Implications for Quantum Meruit
The court then considered the implications of the existing contract on RSG's quantum meruit counterclaim. It recognized that a valid, unrescinded contract generally precludes recovery under quantum meruit for services that fall within the scope of the contract. RSG conceded this point, acknowledging that if the contract was valid, it could not claim for services rendered under its terms. However, the court noted that an exception exists for services performed beyond the contract's scope. It stated that if RSG could demonstrate that it provided services not covered by the contract, it might still pursue a quantum meruit claim. This distinction allowed the court to deny MLS's motion to dismiss RSG's counterclaim entirely, as the jury would need to determine whether any services fell outside the contractual agreement.

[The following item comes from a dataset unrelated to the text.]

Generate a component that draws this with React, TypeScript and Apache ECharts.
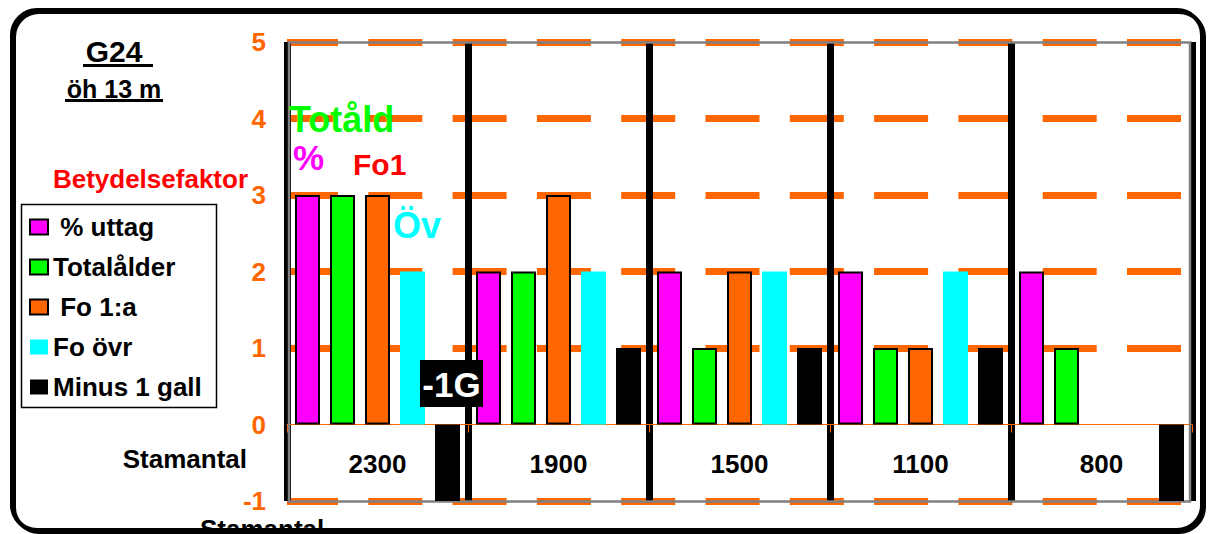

Conclusion and Summary Judgment Rulings
In its conclusion, the court articulated its rulings regarding the motions for partial summary judgment. It denied RSG's motion to limit MLS's damages to $50,000, citing the ambiguous and unreasonable nature of the limitation provision. Conversely, it granted MLS's motion in part by dismissing RSG's quantum meruit claim for work covered by the contract. However, the court allowed the possibility of RSG’s claim to proceed for work performed beyond the contract's scope, emphasizing the necessity of a factual determination by a jury. The court's analysis underscored the importance of clear contractual language and the potential pitfalls of ambiguous terms in business agreements, ultimately highlighting the need for precise articulation of liability limitations.